Set down all of the data that follows word for word, without the images.
* Start *
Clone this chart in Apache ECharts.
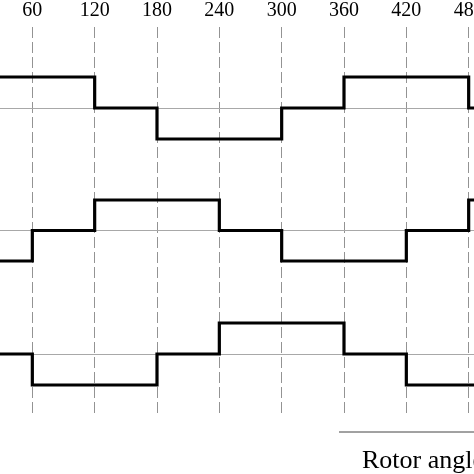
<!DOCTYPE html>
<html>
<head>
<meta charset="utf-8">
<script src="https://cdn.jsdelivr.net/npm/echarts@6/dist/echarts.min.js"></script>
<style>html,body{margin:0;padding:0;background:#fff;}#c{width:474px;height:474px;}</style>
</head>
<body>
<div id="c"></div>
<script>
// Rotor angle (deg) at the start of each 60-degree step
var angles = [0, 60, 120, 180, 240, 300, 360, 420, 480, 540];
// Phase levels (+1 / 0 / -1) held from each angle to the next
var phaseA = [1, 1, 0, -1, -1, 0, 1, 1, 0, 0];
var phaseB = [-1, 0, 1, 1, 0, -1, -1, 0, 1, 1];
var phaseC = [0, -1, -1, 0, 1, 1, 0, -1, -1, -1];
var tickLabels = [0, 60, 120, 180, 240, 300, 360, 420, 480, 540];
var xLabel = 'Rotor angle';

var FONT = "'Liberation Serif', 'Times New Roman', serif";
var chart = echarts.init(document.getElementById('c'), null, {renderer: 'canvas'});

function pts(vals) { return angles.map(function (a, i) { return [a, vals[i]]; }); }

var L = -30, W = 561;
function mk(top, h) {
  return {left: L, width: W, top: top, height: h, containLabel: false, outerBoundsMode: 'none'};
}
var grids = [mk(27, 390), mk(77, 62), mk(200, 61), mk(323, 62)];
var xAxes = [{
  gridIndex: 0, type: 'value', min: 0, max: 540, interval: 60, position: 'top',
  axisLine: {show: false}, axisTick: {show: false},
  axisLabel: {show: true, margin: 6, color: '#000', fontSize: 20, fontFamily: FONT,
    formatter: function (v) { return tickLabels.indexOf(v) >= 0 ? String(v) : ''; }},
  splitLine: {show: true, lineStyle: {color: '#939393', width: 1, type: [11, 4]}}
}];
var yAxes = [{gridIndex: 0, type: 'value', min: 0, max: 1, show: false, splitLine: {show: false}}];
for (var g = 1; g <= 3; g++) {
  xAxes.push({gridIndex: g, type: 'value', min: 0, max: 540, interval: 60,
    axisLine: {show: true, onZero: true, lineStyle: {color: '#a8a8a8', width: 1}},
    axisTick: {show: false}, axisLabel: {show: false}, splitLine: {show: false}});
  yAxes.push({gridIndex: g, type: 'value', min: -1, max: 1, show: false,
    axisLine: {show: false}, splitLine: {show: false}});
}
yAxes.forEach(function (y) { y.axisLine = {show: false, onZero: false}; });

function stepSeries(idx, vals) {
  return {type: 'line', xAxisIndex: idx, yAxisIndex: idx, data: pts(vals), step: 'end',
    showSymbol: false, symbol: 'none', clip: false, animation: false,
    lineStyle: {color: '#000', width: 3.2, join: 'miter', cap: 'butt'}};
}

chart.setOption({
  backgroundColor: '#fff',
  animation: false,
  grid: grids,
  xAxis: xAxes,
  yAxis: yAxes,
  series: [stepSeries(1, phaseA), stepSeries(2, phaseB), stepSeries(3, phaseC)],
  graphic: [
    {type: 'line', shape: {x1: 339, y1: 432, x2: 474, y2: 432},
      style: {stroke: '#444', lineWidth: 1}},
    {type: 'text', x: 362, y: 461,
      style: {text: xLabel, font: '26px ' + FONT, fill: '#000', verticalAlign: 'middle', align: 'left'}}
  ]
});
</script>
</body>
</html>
* End *
Result of the exercise ->
Clone this chart in Apache ECharts.
<!DOCTYPE html>
<html>
<head>
<meta charset="utf-8">
<script src="https://cdn.jsdelivr.net/npm/echarts@6/dist/echarts.min.js"></script>
<style>html,body{margin:0;padding:0;background:#fff;}#c{width:474px;height:474px;}</style>
</head>
<body>
<div id="c"></div>
<script>
// Rotor angle (deg) at the start of each 60-degree step
var angles = [0, 60, 120, 180, 240, 300, 360, 420, 480, 540];
// Phase levels (+1 / 0 / -1) held from each angle to the next
var phaseA = [1, 1, 0, -1, -1, 0, 1, 1, 0, 0];
var phaseB = [-1, 0, 1, 1, 0, -1, -1, 0, 1, 1];
var phaseC = [0, -1, -1, 0, 1, 1, 0, -1, -1, -1];
var tickLabels = [0, 60, 120, 180, 240, 300, 360, 420, 480, 540];
var xLabel = 'Rotor angle';

var FONT = "'Liberation Serif', 'Times New Roman', serif";
var chart = echarts.init(document.getElementById('c'), null, {renderer: 'canvas'});

function pts(vals) { return angles.map(function (a, i) { return [a, vals[i]]; }); }

var L = -30, W = 561;
function mk(top, h) {
  return {left: L, width: W, top: top, height: h, containLabel: false, outerBoundsMode: 'none'};
}
var grids = [mk(27, 390), mk(77, 62), mk(200, 61), mk(323, 62)];
var xAxes = [{
  gridIndex: 0, type: 'value', min: 0, max: 540, interval: 60, position: 'top',
  axisLine: {show: false}, axisTick: {show: false},
  axisLabel: {show: true, margin: 6, color: '#000', fontSize: 20, fontFamily: FONT,
    formatter: function (v) { return tickLabels.indexOf(v) >= 0 ? String(v) : ''; }},
  splitLine: {show: true, lineStyle: {color: '#939393', width: 1, type: [11, 4]}}
}];
var yAxes = [{gridIndex: 0, type: 'value', min: 0, max: 1, show: false, splitLine: {show: false}}];
for (var g = 1; g <= 3; g++) {
  xAxes.push({gridIndex: g, type: 'value', min: 0, max: 540, interval: 60,
    axisLine: {show: true, onZero: true, lineStyle: {color: '#a8a8a8', width: 1}},
    axisTick: {show: false}, axisLabel: {show: false}, splitLine: {show: false}});
  yAxes.push({gridIndex: g, type: 'value', min: -1, max: 1, show: false,
    axisLine: {show: false}, splitLine: {show: false}});
}
yAxes.forEach(function (y) { y.axisLine = {show: false, onZero: false}; });

function stepSeries(idx, vals) {
  return {type: 'line', xAxisIndex: idx, yAxisIndex: idx, data: pts(vals), step: 'end',
    showSymbol: false, symbol: 'none', clip: false, animation: false,
    lineStyle: {color: '#000', width: 3.2, join: 'miter', cap: 'butt'}};
}

chart.setOption({
  backgroundColor: '#fff',
  animation: false,
  grid: grids,
  xAxis: xAxes,
  yAxis: yAxes,
  series: [stepSeries(1, phaseA), stepSeries(2, phaseB), stepSeries(3, phaseC)],
  graphic: [
    {type: 'line', shape: {x1: 339, y1: 432, x2: 474, y2: 432},
      style: {stroke: '#444', lineWidth: 1}},
    {type: 'text', x: 362, y: 461,
      style: {text: xLabel, font: '26px ' + FONT, fill: '#000', verticalAlign: 'middle', align: 'left'}}
  ]
});
</script>
</body>
</html>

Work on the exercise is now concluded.